Genuine Issues of Material Fact
The court identified several genuine issues of material fact that remained unresolved, particularly regarding the relative culpability of the parties involved. The court pointed out that whether the misconduct of the Rigas family could be imputed to the Obligor Debtors was a factual question that warranted further examination. Additionally, the court noted that the concept of corporate benefit from the Co-Borrowing Facilities needed to be scrutinized, as it would affect the application of the adverse interest exception to the doctrine of in pari delicto.

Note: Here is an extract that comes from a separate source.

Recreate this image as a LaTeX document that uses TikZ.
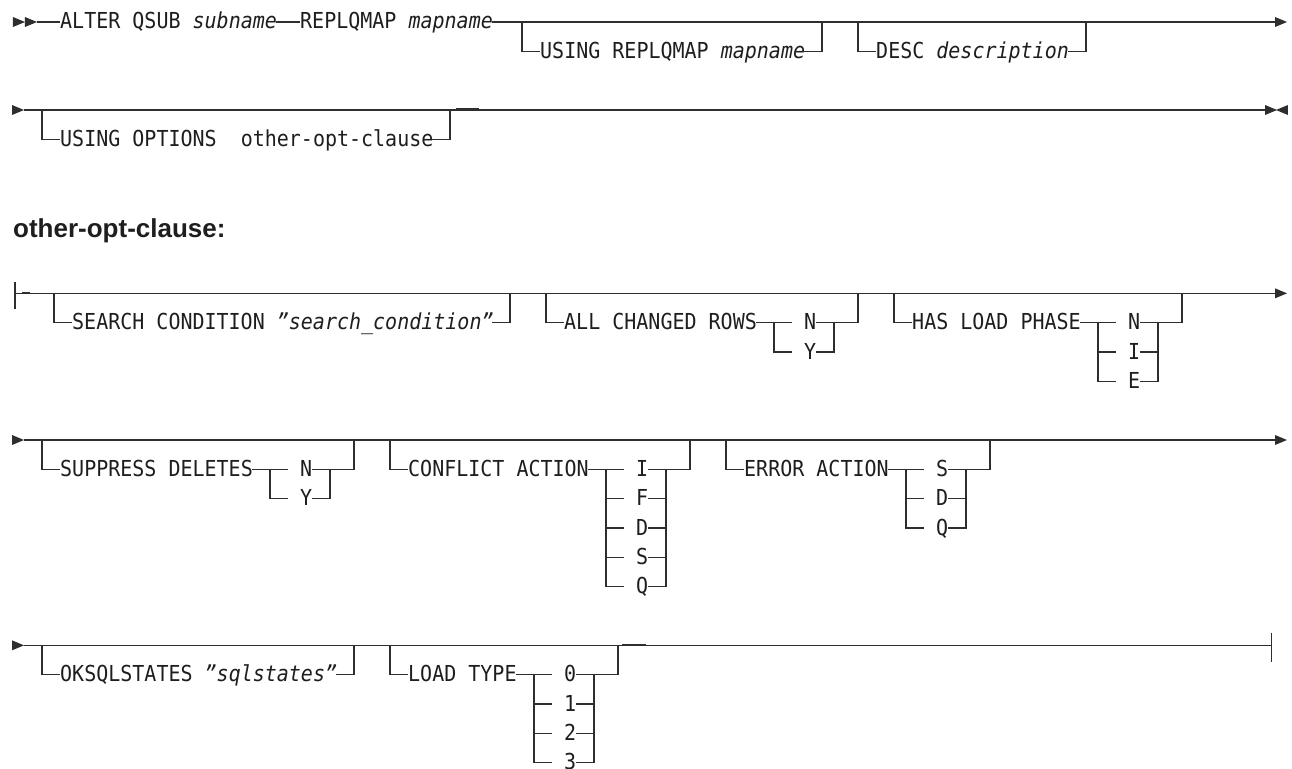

The court highlighted that these inquiries required a thorough factual analysis, including potential expert testimony, making summary judgment inappropriate at this stage of the proceedings.
Conclusion of the Court
In conclusion, the court denied the Bank Defendants' motion for summary judgment on the Tort Claims. The court determined that the applicability of the in pari delicto defense could not be resolved without further factual development regarding the Bank Defendants' good faith and the nature of their dealings with the Obligor Debtors. Since the court found that there were significant factual disputes regarding the conduct of the parties and the potential imputation of wrongdoing, it ruled that these matters should be addressed at trial rather than resolved through summary judgment. The court's ruling underscored the importance of examining the interplay of culpability and public policy considerations in determining the applicability of the in pari delicto doctrine in this case.